# SUPPLIED DATA start

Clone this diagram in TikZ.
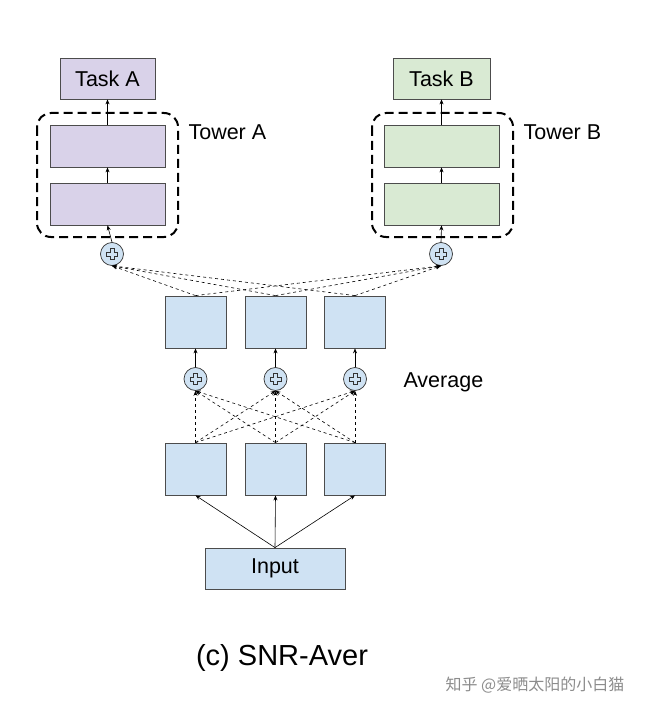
\documentclass[tikz,border=0pt]{standalone}
\usepackage{fontspec}
\setmainfont{Liberation Sans}
\newfontfamily\cjk{Noto Sans CJK SC}
\usetikzlibrary{arrows.meta}
\definecolor{pur}{HTML}{D9D2E9}
\definecolor{grn}{HTML}{D9EAD3}
\definecolor{blu}{HTML}{CFE2F3}
\begin{document}
\begin{tikzpicture}[x=1pt,y=-1pt,
 box/.style={draw=black!70,line width=0.8pt,minimum width=#1,inner sep=0pt},
 sq/.style={box=61pt,minimum height=52pt,fill=blu},
 tw/.style={box=115pt,minimum height=42pt},
 pl/.style={circle,draw=black!80,fill=blu,minimum size=23pt,inner sep=0pt,line width=0.7pt},
 tower/.style={draw,line width=2pt,dash pattern=on 9pt off 5pt,rounded corners=14pt},
 ar/.style={-{Stealth[length=5pt,width=4pt]},line width=0.6pt},
 da/.style={ar,dashed},
 lbl/.style={font=\fontsize{21.5}{25}\selectfont}]
\useasboundingbox (0,0) rectangle (660,714);
% towers
\node[box=95pt,minimum height=41pt,fill=pur,lbl] (ta) at (107.5,78.5) {Task A};
\node[tw,fill=pur] (a1) at (107.5,146) {};
\node[tw,fill=pur] (a2) at (107.5,204) {};
\draw[tower] (37,113) rectangle (178,237);
\node[lbl,anchor=west] (tla) at (185,132) {Tower A};
\node[box=97pt,minimum height=41pt,fill=grn,lbl] (tb) at (441.5,78.5) {Task B};
\node[tw,fill=grn] (b1) at (441.5,146) {};
\node[tw,fill=grn] (b2) at (441.5,204) {};
\draw[tower] (372,113) rectangle (513,237);
\node[lbl,anchor=west] (tlb) at (520,132) {Tower B};
\node[pl] (pa) at (112,254) {};
\node[pl] (pb) at (441,254) {};
% middle
\foreach \i/\x in {1/195.5,2/275.5,3/355} {
 \node[sq] (m\i) at (\x,322) {};
 \node[pl] (p\i) at (\x,379) {};
 \node[sq] (l\i) at (\x,469) {};
}
\node[lbl,anchor=west] (avg) at (400,382) {Average};
\node[box=140pt,minimum height=41pt,fill=blu,lbl] (in) at (275,568.5) {Input};
\foreach \n in {pa,pb,p1,p2,p3} {
 \draw[line width=0.6pt,black!80] ([xshift=-1.8pt,yshift=5.5pt]\n.center) -- ++(3.6,0) -- ++(0,3.7) -- ++(3.7,0) -- ++(0,3.6) -- ++(-3.7,0) -- ++(0,3.7) -- ++(-3.6,0) -- ++(0,-3.7) -- ++(-3.7,0) -- ++(0,-3.6) -- ++(3.7,0) -- cycle;
}
% arrows
\draw[ar] (ta.south |- a1.north) -- (ta.south);
\draw[ar] (a2.north) -- (a1.south);
\draw[ar] (pa.north) -- (a2.south);
\draw[ar] (b1.north) -- (tb.south);
\draw[ar] (b2.north) -- (b1.south);
\draw[ar] (pb.north) -- (b2.south);
\foreach \i in {1,2,3} {
 \draw[da] (m\i.north) -- (pa.south);
 \draw[da] (m\i.north) -- (pb.south);
 \draw[ar] (p\i.north) -- (m\i.south);
 \draw[ar] (in.north) -- (l\i.south);
 \foreach \j in {1,2,3} \draw[da] (l\i.north) -- (p\j.south);
}
\node[font=\fontsize{29}{34}\selectfont] (cap) at (282,658) {(c) SNR-Aver};
\node[font=\cjk\fontsize{16}{20}\selectfont,text=black!45] (wm) at (535,685) {知乎 @爱晒太阳的小白猫};
\end{tikzpicture}
\end{document}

# SUPPLIED DATA end

WHAT IS ASKED: Quote the preceding listing precisely and completely, omitting its images.

PROBLEM SOLUTION:
Clone this diagram in TikZ.
\documentclass[tikz,border=0pt]{standalone}
\usepackage{fontspec}
\setmainfont{Liberation Sans}
\newfontfamily\cjk{Noto Sans CJK SC}
\usetikzlibrary{arrows.meta}
\definecolor{pur}{HTML}{D9D2E9}
\definecolor{grn}{HTML}{D9EAD3}
\definecolor{blu}{HTML}{CFE2F3}
\begin{document}
\begin{tikzpicture}[x=1pt,y=-1pt,
 box/.style={draw=black!70,line width=0.8pt,minimum width=#1,inner sep=0pt},
 sq/.style={box=61pt,minimum height=52pt,fill=blu},
 tw/.style={box=115pt,minimum height=42pt},
 pl/.style={circle,draw=black!80,fill=blu,minimum size=23pt,inner sep=0pt,line width=0.7pt},
 tower/.style={draw,line width=2pt,dash pattern=on 9pt off 5pt,rounded corners=14pt},
 ar/.style={-{Stealth[length=5pt,width=4pt]},line width=0.6pt},
 da/.style={ar,dashed},
 lbl/.style={font=\fontsize{21.5}{25}\selectfont}]
\useasboundingbox (0,0) rectangle (660,714);
% towers
\node[box=95pt,minimum height=41pt,fill=pur,lbl] (ta) at (107.5,78.5) {Task A};
\node[tw,fill=pur] (a1) at (107.5,146) {};
\node[tw,fill=pur] (a2) at (107.5,204) {};
\draw[tower] (37,113) rectangle (178,237);
\node[lbl,anchor=west] (tla) at (185,132) {Tower A};
\node[box=97pt,minimum height=41pt,fill=grn,lbl] (tb) at (441.5,78.5) {Task B};
\node[tw,fill=grn] (b1) at (441.5,146) {};
\node[tw,fill=grn] (b2) at (441.5,204) {};
\draw[tower] (372,113) rectangle (513,237);
\node[lbl,anchor=west] (tlb) at (520,132) {Tower B};
\node[pl] (pa) at (112,254) {};
\node[pl] (pb) at (441,254) {};
% middle
\foreach \i/\x in {1/195.5,2/275.5,3/355} {
 \node[sq] (m\i) at (\x,322) {};
 \node[pl] (p\i) at (\x,379) {};
 \node[sq] (l\i) at (\x,469) {};
}
\node[lbl,anchor=west] (avg) at (400,382) {Average};
\node[box=140pt,minimum height=41pt,fill=blu,lbl] (in) at (275,568.5) {Input};
\foreach \n in {pa,pb,p1,p2,p3} {
 \draw[line width=0.6pt,black!80] ([xshift=-1.8pt,yshift=5.5pt]\n.center) -- ++(3.6,0) -- ++(0,3.7) -- ++(3.7,0) -- ++(0,3.6) -- ++(-3.7,0) -- ++(0,3.7) -- ++(-3.6,0) -- ++(0,-3.7) -- ++(-3.7,0) -- ++(0,-3.6) -- ++(3.7,0) -- cycle;
}
% arrows
\draw[ar] (ta.south |- a1.north) -- (ta.south);
\draw[ar] (a2.north) -- (a1.south);
\draw[ar] (pa.north) -- (a2.south);
\draw[ar] (b1.north) -- (tb.south);
\draw[ar] (b2.north) -- (b1.south);
\draw[ar] (pb.north) -- (b2.south);
\foreach \i in {1,2,3} {
 \draw[da] (m\i.north) -- (pa.south);
 \draw[da] (m\i.north) -- (pb.south);
 \draw[ar] (p\i.north) -- (m\i.south);
 \draw[ar] (in.north) -- (l\i.south);
 \foreach \j in {1,2,3} \draw[da] (l\i.north) -- (p\j.south);
}
\node[font=\fontsize{29}{34}\selectfont] (cap) at (282,658) {(c) SNR-Aver};
\node[font=\cjk\fontsize{16}{20}\selectfont,text=black!45] (wm) at (535,685) {知乎 @爱晒太阳的小白猫};
\end{tikzpicture}
\end{document}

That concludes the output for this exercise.